I grew up in Québec in the sixties, in the midst of the Quiet Revolution. This was an intense period of social change, a time when this small society of six million mostly French-speaking North Americans modernized at an amazing pace after the Catholic church lost its political and cultural hold on the social fabric. I wrote my doctoral dissertation on the revolution in the world of knowledge that accompanied this change: I showed that while philosophy and theology were at the top of the hierarchy of disciplines in the 1960s, economics and legal studies had become hegemonic by the 1980s. These fields provided the intellectual tools needed for the institutionalization of a large social-democratic bureaucratic state that was to become the main economic engine of Québec society, and a tool of collective empowerment.

Born in 1928, my father had emerged from this pre-technocratic world, and was well acquainted with St-Augustin, Teilhard de Chardin, Paul Maritain and other thinkers, from spending almost a decade studying to become a priest. When I read about the life of Erasmus in preparation for today, my fertile imagination led me to see parallels between the distant humanist world of Erasmus and that in which my father studied.

From the age of 12, my father moved to a seminary and lived away from his family, sharing the life of men with whom he learned to discuss in Greek and Latin seemingly medieval questions about free will and God. Such questions seemed obsolete to me when I found myself exploring his library in my teenage years. He was quite steeped in humanistic culture, having written a thesis on Antoine de Saint-Exupéry. I don’t know why. I was lucky to be exposed to remnants of this world through my own education, also under the guidance of a religious order. This education certainly put more emphasis on history, Latin, culture and literature than it did on instrumental and technocratic knowledge. One of the reasons this award means so much to me is that I see it as a vindication of this multidimensional intellectual world that produced me. Although totally preposterous, the story I tell myself is that Erasmus and I were kindred spirits all along, and that this prize brings us together through the unpredictably meandering paths of life.

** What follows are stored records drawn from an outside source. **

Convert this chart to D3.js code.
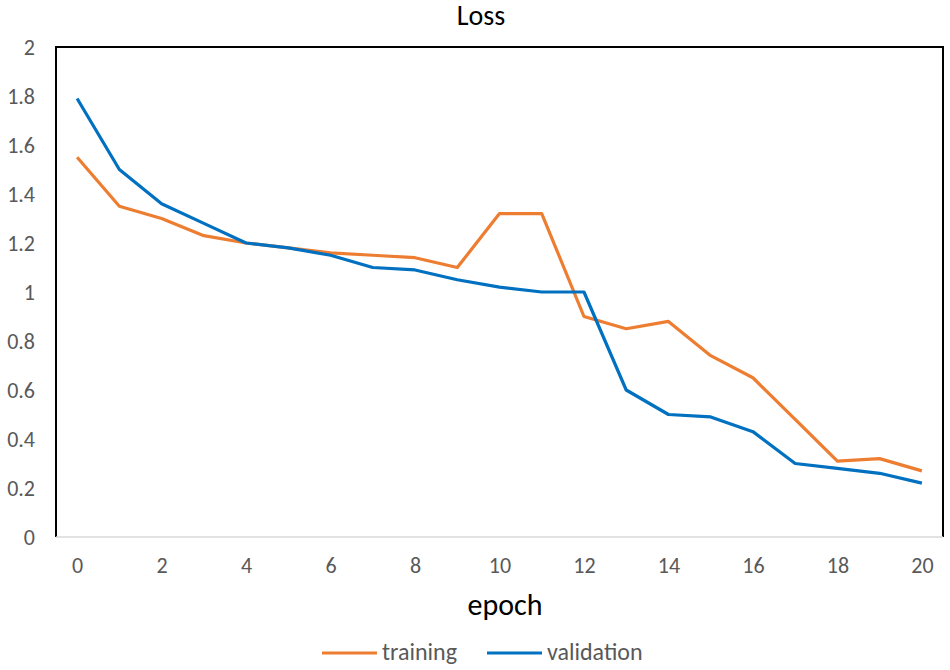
<!DOCTYPE html>
<html>
<head>
<meta charset="utf-8">
<script src="https://cdn.jsdelivr.net/npm/d3@7"></script>
<style>
    body { margin: 0; background: #fff; }
    text { font-family: Carlito, "Open Sans", "Liberation Sans", sans-serif; }
</style>
</head>
<body>
<div id="chart"></div>
<script>
// Data
var epochs = d3.range( 0, 21 );
var training = [ 1.55, 1.35, 1.30, 1.23, 1.20, 1.18, 1.16, 1.15, 1.14, 1.10, 1.32,
                 1.32, 0.90, 0.85, 0.88, 0.74, 0.65, 0.48, 0.31, 0.32, 0.27 ];
var validation = [ 1.79, 1.50, 1.36, 1.28, 1.20, 1.18, 1.15, 1.10, 1.09, 1.05, 1.02,
                   1.00, 1.00, 0.60, 0.50, 0.49, 0.43, 0.30, 0.28, 0.26, 0.22 ];
var xTicks = [ 0, 2, 4, 6, 8, 10, 12, 14, 16, 18, 20 ];
var yTicks = [ 0, 0.2, 0.4, 0.6, 0.8, 1, 1.2, 1.4, 1.6, 1.8, 2 ];
var series = [
    { name: 'training', values: training, color: '#ED7D31' },
    { name: 'validation', values: validation, color: '#0070C0' }
];

var W = 950, H = 670,
    pLeft = 56, pRight = 943, pTop = 47, pBottom = 537;

var svg = d3.select( '#chart' )
    .append( 'svg' )
    .attr( 'width', W )
    .attr( 'height', H );

var x = d3.scaleLinear().domain( [ -0.5, 20.5 ] ).range( [ pLeft, pRight ] ),
    y = d3.scaleLinear().domain( [ 0, 2 ] ).range( [ pBottom, pTop ] );

// frame: black on top/left/right, grey base line
svg.append( 'path' )
    .attr( 'd', 'M' + pLeft + ' ' + pBottom + ' V' + pTop + ' H' + pRight + ' V' + pBottom )
    .attr( 'fill', 'none' )
    .attr( 'stroke', '#000' )
    .attr( 'stroke-width', 2 );
svg.append( 'line' )
    .attr( 'x1', pLeft ).attr( 'x2', pRight )
    .attr( 'y1', pBottom ).attr( 'y2', pBottom )
    .attr( 'stroke', '#d9d9d9' )
    .attr( 'stroke-width', 1.5 );

// y axis labels
var yAxis = svg.append( 'g' )
    .attr( 'transform', 'translate(' + ( pLeft - 21 ) + ',0)' )
    .call( d3.axisLeft( y ).tickValues( yTicks ).tickSize( 0 ).tickPadding( 0 ).tickFormat( d3.format( '' ) ) );
yAxis.select( '.domain' ).remove();
yAxis.selectAll( 'text' )
    .attr( 'fill', '#595959' )
    .style( 'font-size', '22px' );

// x axis labels
var xAxis = svg.append( 'g' )
    .attr( 'transform', 'translate(0,' + ( pBottom + 20 ) + ')' )
    .call( d3.axisBottom( x ).tickValues( xTicks ).tickSize( 0 ).tickPadding( 0 ) );
xAxis.select( '.domain' ).remove();
xAxis.selectAll( 'text' )
    .attr( 'fill', '#595959' )
    .style( 'font-size', '22px' );

// lines
var line = d3.line()
    .x( ( d, i ) => x( epochs[ i ] ) )
    .y( d => y( d ) );

series.forEach( s => {
    svg.append( 'path' )
        .attr( 'd', line( s.values ) )
        .attr( 'fill', 'none' )
        .attr( 'stroke', s.color )
        .attr( 'stroke-width', 3.2 )
        .attr( 'stroke-linejoin', 'round' );
} );

// title + axis title
svg.append( 'text' )
    .attr( 'x', 481 ).attr( 'y', 25 )
    .attr( 'text-anchor', 'middle' )
    .style( 'font-size', '28px' )
    .attr( 'fill', '#000' )
    .text( 'Loss' );

svg.append( 'text' )
    .attr( 'x', 505 ).attr( 'y', 615 )
    .attr( 'text-anchor', 'middle' )
    .style( 'font-size', '30px' )
    .attr( 'fill', '#000' )
    .text( 'epoch' );

// legend
var legendX = [ 322, 487 ];
series.forEach( ( s, i ) => {
    var g = svg.append( 'g' ).attr( 'transform', 'translate(' + legendX[ i ] + ',653)' );
    g.append( 'line' )
        .attr( 'x1', 0 ).attr( 'x2', 55 )
        .attr( 'stroke', s.color )
        .attr( 'stroke-width', 3.2 );
    g.append( 'text' )
        .attr( 'x', 60 ).attr( 'y', 7 )
        .attr( 'fill', '#595959' )
        .style( 'font-size', '24px' )
        .text( s.name );
} );
</script>
</body>
</html>
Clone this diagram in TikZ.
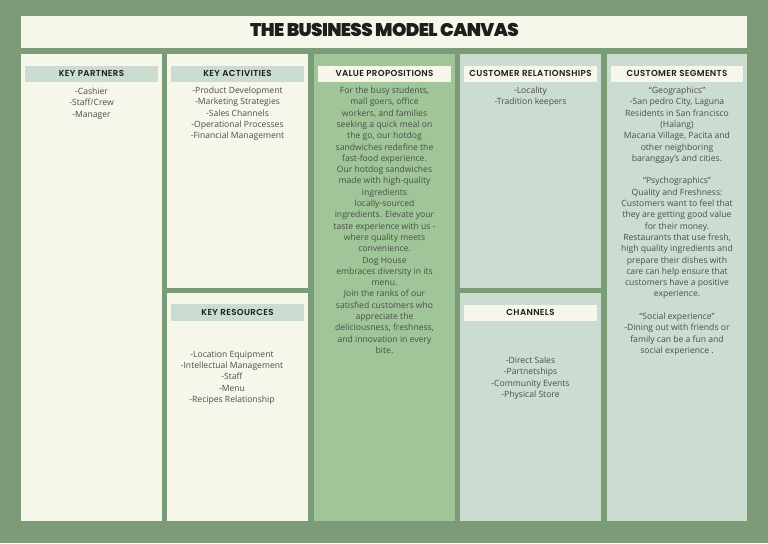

Like Erasmus, I left for Paris at a young age to pursue my graduate work, and I studied in the 5th arrondissement, not far from the Collège de Montaigue on the Montagne Sainte-Geneviève, which our moralist attended. In the post-colonial Québec of the seventies, taking off for Paris was de rigueur for aspiring academics (strangely enough, the United States were at best a distant presence!) This city was simply an extraordinarily exhilarating place to be then, attracting young people from so many intellectual worlds, even if it felt a bit like the end of an era, symbolized perhaps by the funeral of Jean-Paul Sartre, which I attended — I was among the thousands that followed his coffin through the wide boulevards of Montparnasse.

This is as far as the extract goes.